WHAT NEEDS TO BE DONE
Select the lines below containing the word "with".

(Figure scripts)

=-=-=-=-=

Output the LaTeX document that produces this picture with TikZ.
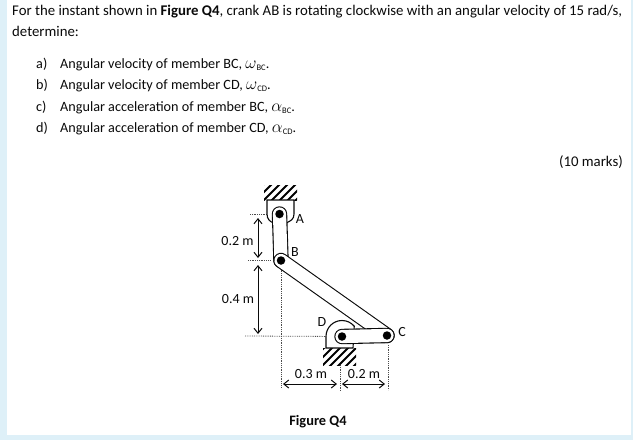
\documentclass[tikz,border=0pt]{standalone}
\usepackage{fontspec}
\setmainfont{Carlito}
\usetikzlibrary{arrows.meta}
\definecolor{pagebg}{RGB}{222,240,248}
\definecolor{ink}{RGB}{10,10,10}
\DeclareMathSizes{14.2}{17}{10}{8}
\newcommand{\symb}[2]{$#1$\raisebox{-2pt}{\fontsize{8.5pt}{9pt}\selectfont #2}}
\tikzset{
  body/.style={font=\fontsize{14.8pt}{16pt}\selectfont,text=ink,inner sep=0pt},
  item/.style={font=\fontsize{14.2pt}{16pt}\selectfont,text=ink,inner sep=0pt},
  lab/.style={font=\fontsize{14pt}{15pt}\selectfont,text=ink,inner sep=0pt},
  linkout/.style={draw=ink,line width=15.4pt,line cap=round},
  linkin/.style={draw=white,line width=13.2pt,line cap=round},
  support/.style={draw=ink,line width=1.1pt,fill=white},
  pin/.style={circle,fill=black,minimum size=8.5pt,inner sep=0pt},
  guide/.style={densely dotted,draw=black!70,line width=0.8pt},
  dim/.style={draw=ink,line width=1pt,{Straight Barb[length=5pt,width=8pt]}-{Straight Barb[length=5pt,width=8pt]}},
  hatch/.style={draw=black,line width=1.9pt},
}
\newcommand{\hatchbox}[4]{%
  \begin{scope}
    \clip (#1,#2) rectangle (#3,#4);
    \foreach \s in {-60,-52,...,500}{\draw[hatch] (\s,460) -- ++(460,-460);}
  \end{scope}}
\begin{document}
\begin{tikzpicture}[x=1pt,y=-1pt]
\useasboundingbox (0,0) rectangle (633,440);
\fill[pagebg] (0,0) rectangle (633,440);
\fill[white] (7,0) rectangle (631,435);
% text
\node[body,anchor=base west] (l1) at (12,15) {For the instant shown in \textbf{Figure Q4}, crank AB is rotating clockwise with an angular velocity of 15 rad/s,};
\node[body,anchor=base west] (l2) at (12,36) {determine:};
\node[item,anchor=base west] (a) at (36,68) {a)};
\node[item,anchor=base west] (a2) at (60,68) {Angular velocity of member BC, \symb{\omega}{BC}.};
\node[item,anchor=base west] (b) at (36,89.5) {b)};
\node[item,anchor=base west] (b2) at (60,89.5) {Angular velocity of member CD, \symb{\omega}{CD}.};
\node[item,anchor=base west] (c) at (36,111) {c)};
\node[item,anchor=base west] (c2) at (60,111) {Angular acceleration of member BC, \symb{\alpha}{BC}.};
\node[item,anchor=base west] (d) at (36,132) {d)};
\node[item,anchor=base west] (d2) at (60,132) {Angular acceleration of member CD, \symb{\alpha}{CD}.};
\node[body,anchor=base east] (marks) at (623,166) {(10 marks)};
% joints
\coordinate (A) at (279.5,214);
\coordinate (B) at (281,260.5);
\coordinate (C) at (387,335.5);
\coordinate (D) at (342,336.5);
% guides
\coordinate (g1) at (250,214); \coordinate (g1e) at (270,214);
\coordinate (g2) at (248,260); \coordinate (g2e) at (270,260);
\coordinate (g3) at (245,336);
\coordinate (g4) at (281,388);
\coordinate (g5) at (340,365); \coordinate (g5e) at (340,391);
\coordinate (g6) at (388,345); \coordinate (g6e) at (388,390);
\draw[guide] (g1) -- (g1e);
\draw[guide] (g2) -- (g2e);
\draw[guide] (g3) -- (D);
\draw[guide] (B) -- (g4);
\draw[guide] (g5) -- (g5e);
\draw[guide] (g6) -- (g6e);
% ground A
\hatchbox{264}{185}{297}{200}
\draw[support] (267,200) -- (267,214) .. controls (267,219) and (270,222) .. (274,223) -- (286,223) .. controls (291,221) and (294,219) .. (294,214) -- (294,200) -- cycle;
% ground D
\hatchbox{323}{348}{356}{365}
\draw[support] (326,348) -- (326,336.5) arc[start angle=180,end angle=320,radius=16] -- (353,348) -- cycle;
% links
\draw[linkout] (A) -- (B);
\draw[linkin] (A) -- (B);
\draw[linkout] (B) -- (C);
\draw[linkin] (B) -- (C);
\draw[linkout] (D) -- (C);
\draw[linkin] (D) -- (C);
% pins
\node[pin] (pA) at (A) {};
\node[pin] (pB) at (B) {};
\node[pin] (pC) at (C) {};
\node[pin] (pD) at (D) {};
% dimensions
\coordinate (d1a) at (258,218); \coordinate (d1b) at (258,258);
\coordinate (d2a) at (258,265); \coordinate (d2b) at (258,334);
\coordinate (d3a) at (283,384); \coordinate (d3b) at (337,384);
\coordinate (d4a) at (342,384); \coordinate (d4b) at (385,384);
\draw[dim] (d1a) -- (d1b);
\draw[dim] (d2a) -- (d2b);
\draw[dim] (d3a) -- (d3b);
\draw[dim] (d4a) -- (d4b);
% labels
\node[lab] (t1) at (237.5,241) {0.2 m};
\node[lab] (t2) at (238,299) {0.4 m};
\node[lab] (t3) at (311,374) {0.3 m};
\node[lab] (t4) at (364,374) {0.2 m};
\node[lab] (lA) at (300,219) {A};
\node[lab] (lB) at (295,252) {B};
\node[lab] (lC) at (402,332) {C};
\node[lab] (lD) at (322,322) {D};
\node[lab,font=\fontsize{14.4pt}{15pt}\selectfont\bfseries] (fig) at (318,422) {Figure Q4};
\end{tikzpicture}
\end{document}
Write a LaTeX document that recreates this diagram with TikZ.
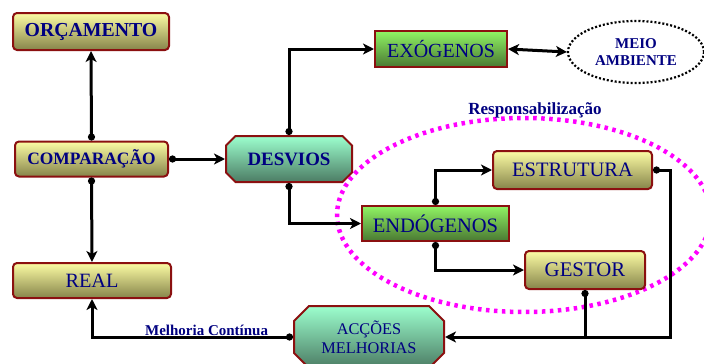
\documentclass[tikz,border=0pt]{standalone}
\usepackage{fontspec}
\setmainfont{Liberation Serif}
\newfontfamily\boxfont{Liberation Serif}
\usetikzlibrary{arrows.meta,shapes.misc,shapes.geometric}
\definecolor{navytxt}{HTML}{000080}
\definecolor{boxred}{HTML}{8B1010}
\definecolor{ytop}{HTML}{FCFCA4}
\definecolor{ybot}{HTML}{86844A}
\definecolor{gtop}{HTML}{90F464}
\definecolor{gbot}{HTML}{4A7832}
\definecolor{otop}{HTML}{9CFFCE}
\definecolor{obot}{HTML}{4C7C64}
\definecolor{zonecol}{HTML}{FF00FF}

\begin{document}
\begin{tikzpicture}[x=1pt,y=-1pt,
	box/.style={draw=boxred,line width=2pt,text=navytxt,inner sep=0pt,align=center},
	ybox/.style={box,rounded corners=4pt,top color=ytop,bottom color=ybot},
	gbox/.style={box,top color=gtop,bottom color=gbot},
	obox/.style={box,chamfered rectangle,chamfered rectangle xsep=12pt,top color=otop,bottom color=obot},
	link/.style={line width=3pt,{Circle[length=7pt]}-{Stealth[length=11pt,width=11pt,inset=3pt]}},
	fb/.style={font=\boxfont\fontsize{#1}{#1}\selectfont\bfseries},
	fr/.style={font=\boxfont\fontsize{#1}{#1}\selectfont}]
\useasboundingbox (0,0) rectangle (704,364);

% zona de responsabilizacao
\node[draw=zonecol,line width=4.5pt,dash pattern=on 3.5pt off 4.5pt,ellipse,
	minimum width=374pt,minimum height=194pt] (zona) at (524,215) {};
\node[text=navytxt,fb=17] (resp) at (535,110) {Responsabilização};

% caixas
\node[ybox,fb=19.8,minimum width=156pt,minimum height=37pt] (orc) at (91,31.5) {ORÇAMENTO};
\node[ybox,fb=17.4,minimum width=153pt,minimum height=35pt] (comp) at (91.5,159) {COMPARAÇÃO};
\node[ybox,fr=20.3,minimum width=158pt,minimum height=35pt] (real) at (92,280.5) {REAL};
\node[obox,fb=18.9,minimum width=126pt,minimum height=46pt] (desv) at (289,159) {DESVIOS};
\node[gbox,fr=20,minimum width=132pt,minimum height=36pt] (exo) at (441,49) {EXÓGENOS};
\node[draw,ellipse,dash pattern=on 2pt off 2pt,line width=2.2pt,text=navytxt,fb=15,align=center,
	minimum width=136pt,minimum height=62pt,inner sep=0pt] (meio) at (636,52) {MEIO\\[2pt]AMBIENTE};
\node[ybox,fr=20.5,minimum width=159pt,minimum height=38pt] (estr) at (572.5,170) {ESTRUTURA};
\node[gbox,fr=20.5,minimum width=147pt,minimum height=35pt] (endo) at (435.5,223.5) {ENDÓGENOS};
\node[ybox,fr=20.8,minimum width=120pt,minimum height=38pt] (gest) at (585,270) {GESTOR};
\node[obox,fr=16.3,minimum width=150pt,minimum height=62pt] (acc) at (369,337) {ACÇÕES\\[3pt]MELHORIAS};
\coordinate (volta) at (670,337);

% ligacoes
\draw[link] (comp.north) -- (orc.south);
\draw[link] (comp.south) -- (real.north);
\draw[link] (comp.east) -- (desv.west);
\draw[link] (desv.north) |- (exo.west);
\draw[link] (desv.south) |- (endo.west);
\draw[line width=3pt,{Stealth[length=11pt,width=11pt,inset=3pt]}-{Stealth[length=11pt,width=11pt,inset=3pt]}] (exo.east) -- (meio.west);
\draw[link] (endo.north) |- (estr.west);
\draw[link] (endo.south) |- (gest.west);
\draw[link] (estr.east) -| (volta) -- (acc.east);
\draw[line width=3pt,{Circle[length=7pt]}-] (gest.south) -- (gest.south |- volta);
\draw[link] (acc.west) -- node[pos=0.43,anchor=south,inner sep=0pt,text=navytxt,fb=15] {Melhoria Contínua}
	(acc.west -| real.south) -- (real.south);
\end{tikzpicture}
\end{document}
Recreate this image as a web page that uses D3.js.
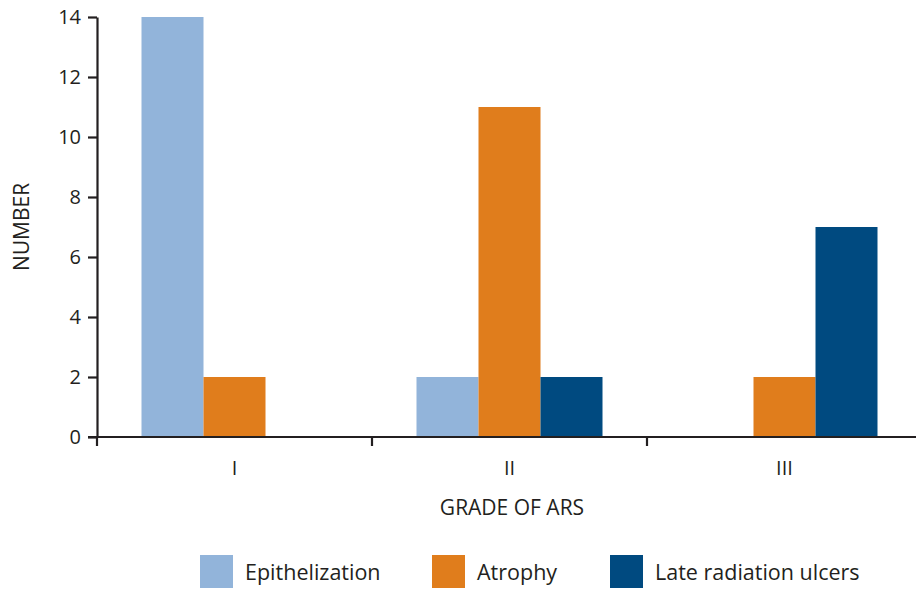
<!DOCTYPE html>
<html>
<head>
<meta charset="utf-8">
<script src="https://cdn.jsdelivr.net/npm/d3@7"></script>
<style>
body { margin: 0; background: #fff; }
svg text { font-family: "Open Sans", "Noto Sans", sans-serif; fill: #231f20; }
</style>
</head>
<body>
<script>
let grades = ["I", "II", "III"];
let seriesNames = ["Epithelization", "Atrophy", "Late radiation ulcers"];
let epithelization = [14, 2, 0];
let atrophy = [2, 11, 2];
let ulcers = [0, 2, 7];
let yTicks = [0, 2, 4, 6, 8, 10, 12, 14];
let colors = ["#92b4da", "#e07d1c", "#004a80"];

run();

function run() {
    let width = 916, height = 590;
    let left = 97, top = 17, bottom = 437, right = 922;

    let svg = d3.select("body").append("svg")
        .attr("width", width)
        .attr("height", height);

    let table = grades.map(function (g, i) {
        return { grade: g, values: [epithelization[i], atrophy[i], ulcers[i]] };
    });

    let x0 = d3.scaleBand().domain(grades).range([left, right]);
    let x1 = d3.scaleBand().domain(d3.range(seriesNames.length))
        .range([44.5, x0.bandwidth() - 44.5]);
    let y = d3.scaleLinear().domain([0, 14]).range([bottom, top]);

    // bars
    let groups = svg.append("g").selectAll("g")
        .data(table)
        .enter().append("g")
        .attr("transform", function (d) { return "translate(" + x0(d.grade) + ",0)"; });

    groups.selectAll("rect")
        .data(function (d) { return d.values; })
        .enter().append("rect")
        .attr("x", function (d, i) { return x1(i); })
        .attr("width", x1.bandwidth())
        .attr("y", function (d) { return y(d); })
        .attr("height", function (d) { return bottom - y(d); })
        .attr("fill", function (d, i) { return colors[i]; });

    // y axis
    let yAxis = svg.append("g")
        .attr("transform", "translate(" + left + ",0)")
        .call(d3.axisLeft(y).tickValues(yTicks).tickSize(9).tickPadding(7).tickSizeOuter(0));
    yAxis.select(".domain").attr("stroke", "#231f20").attr("stroke-width", 2.2);
    yAxis.selectAll(".tick line").attr("stroke", "#231f20").attr("stroke-width", 2.2);
    yAxis.selectAll(".tick text").attr("font-size", 20).style("fill", "#231f20");

    // x axis, ticks on band edges
    let xAxis = svg.append("g")
        .attr("transform", "translate(0," + bottom + ")");
    xAxis.append("line")
        .attr("x1", left - 9).attr("x2", width)
        .attr("stroke", "#231f20").attr("stroke-width", 2.2);
    xAxis.selectAll(".edge")
        .data(grades)
        .enter().append("line")
        .attr("class", "edge")
        .attr("x1", function (d) { return x0(d); })
        .attr("x2", function (d) { return x0(d); })
        .attr("y1", 0).attr("y2", 9)
        .attr("stroke", "#231f20").attr("stroke-width", 2.2);
    xAxis.selectAll(".lab")
        .data(grades)
        .enter().append("text")
        .attr("class", "lab")
        .attr("x", function (d) { return x0(d) + x0.bandwidth() / 2; })
        .attr("y", 38)
        .attr("text-anchor", "middle")
        .attr("font-size", 20)
        .text(function (d) { return d; });

    // axis titles
    svg.append("text")
        .attr("x", 512).attr("y", 515)
        .attr("text-anchor", "middle")
        .attr("font-size", 21)
        .text("GRADE OF ARS");
    svg.append("text")
        .attr("transform", "translate(29,227) rotate(-90)")
        .attr("text-anchor", "middle")
        .attr("font-size", 21)
        .text("NUMBER");

    // legend
    let legendX = [200, 432, 610];
    let legend = svg.append("g").selectAll("g")
        .data(seriesNames)
        .enter().append("g")
        .attr("transform", function (d, i) { return "translate(" + legendX[i] + ",555)"; });
    legend.append("rect")
        .attr("width", 33).attr("height", 33)
        .attr("fill", function (d, i) { return colors[i]; });
    legend.append("text")
        .attr("x", 45).attr("y", 25)
        .attr("font-size", 21.5)
        .text(function (d) { return d; });
}
</script>
</body>
</html>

=-=-=-=-=

ANSWER IN FULL
Output the LaTeX document that produces this picture with TikZ.
\node[body,anchor=base west] (l1) at (12,15) {For the instant shown in \textbf{Figure Q4}, crank AB is rotating clockwise with an angular velocity of 15 rad/s,};
Write a LaTeX document that recreates this diagram with TikZ.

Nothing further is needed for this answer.